Input material
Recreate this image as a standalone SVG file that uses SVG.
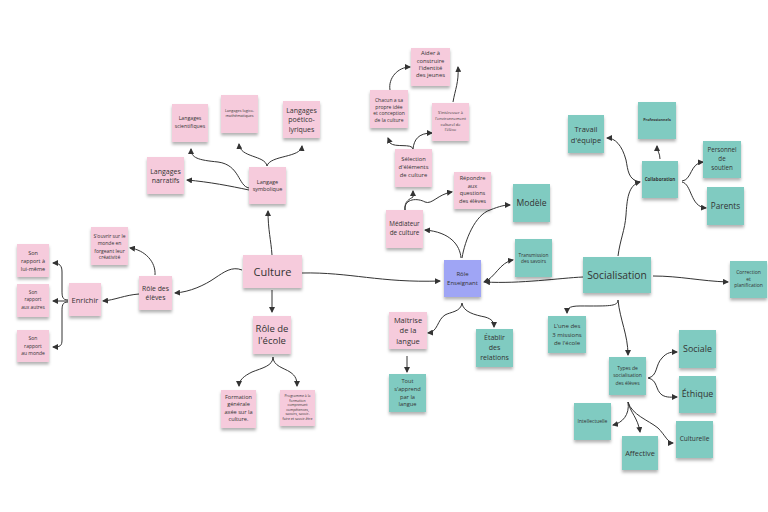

--

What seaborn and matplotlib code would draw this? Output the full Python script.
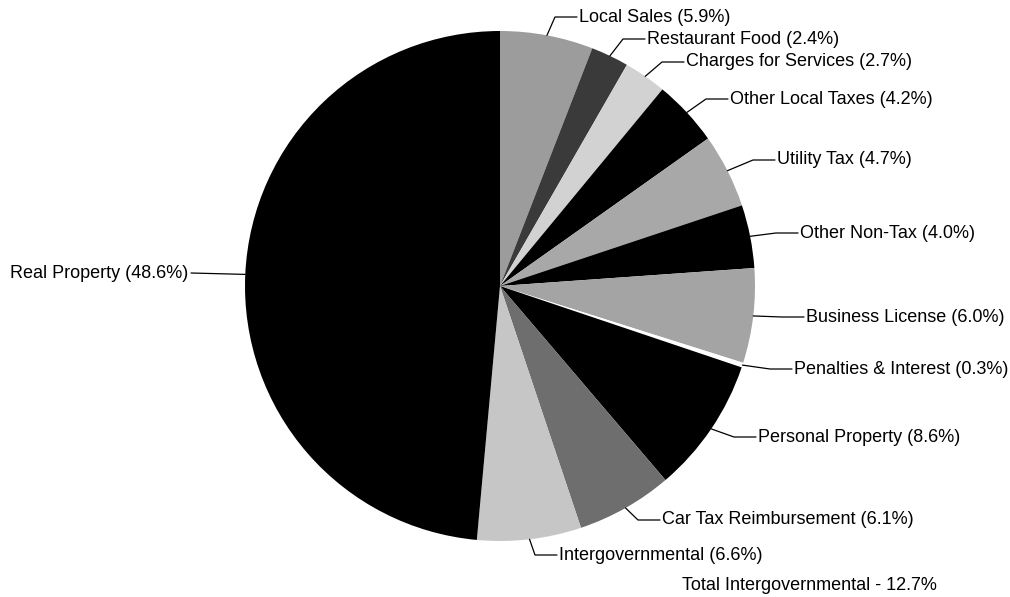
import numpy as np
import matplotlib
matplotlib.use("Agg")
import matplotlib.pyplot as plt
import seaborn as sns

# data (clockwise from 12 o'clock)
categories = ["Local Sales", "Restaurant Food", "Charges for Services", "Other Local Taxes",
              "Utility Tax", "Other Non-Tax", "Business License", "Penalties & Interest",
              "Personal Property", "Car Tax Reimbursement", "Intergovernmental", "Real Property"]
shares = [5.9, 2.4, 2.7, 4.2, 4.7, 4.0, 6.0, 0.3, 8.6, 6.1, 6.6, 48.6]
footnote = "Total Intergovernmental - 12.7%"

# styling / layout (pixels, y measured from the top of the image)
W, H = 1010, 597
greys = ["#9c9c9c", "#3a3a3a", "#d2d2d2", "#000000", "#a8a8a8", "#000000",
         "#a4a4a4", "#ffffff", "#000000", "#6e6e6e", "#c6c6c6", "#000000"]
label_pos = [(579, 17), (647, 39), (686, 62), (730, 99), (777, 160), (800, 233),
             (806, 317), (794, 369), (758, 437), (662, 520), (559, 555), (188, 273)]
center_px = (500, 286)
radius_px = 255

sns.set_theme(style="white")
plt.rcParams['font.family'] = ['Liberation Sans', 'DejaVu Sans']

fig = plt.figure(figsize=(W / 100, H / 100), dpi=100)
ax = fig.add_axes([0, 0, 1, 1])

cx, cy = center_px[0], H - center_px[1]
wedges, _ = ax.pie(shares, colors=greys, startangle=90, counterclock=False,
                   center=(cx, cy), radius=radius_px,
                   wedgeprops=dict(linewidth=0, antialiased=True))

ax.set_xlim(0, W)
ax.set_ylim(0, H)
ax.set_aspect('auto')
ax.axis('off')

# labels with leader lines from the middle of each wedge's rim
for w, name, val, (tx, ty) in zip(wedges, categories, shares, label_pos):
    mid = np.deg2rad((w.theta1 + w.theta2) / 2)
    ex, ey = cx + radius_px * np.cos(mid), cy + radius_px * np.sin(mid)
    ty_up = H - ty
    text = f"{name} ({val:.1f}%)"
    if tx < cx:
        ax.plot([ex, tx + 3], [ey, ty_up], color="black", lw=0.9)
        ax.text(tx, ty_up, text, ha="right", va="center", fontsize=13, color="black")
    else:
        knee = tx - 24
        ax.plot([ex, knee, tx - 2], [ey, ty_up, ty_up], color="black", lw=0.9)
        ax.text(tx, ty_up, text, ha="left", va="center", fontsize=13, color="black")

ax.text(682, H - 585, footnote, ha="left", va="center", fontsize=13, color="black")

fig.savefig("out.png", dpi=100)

What is required
Set down nothing but the lines from the one holding "What seaborn and" through the one holding "import seaborn as sns", both included, exactly as they appear; any picture is left out.

Solution to this problem
What seaborn and matplotlib code would draw this? Output the full Python script.
import numpy as np
import matplotlib
matplotlib.use("Agg")
import matplotlib.pyplot as plt
import seaborn as sns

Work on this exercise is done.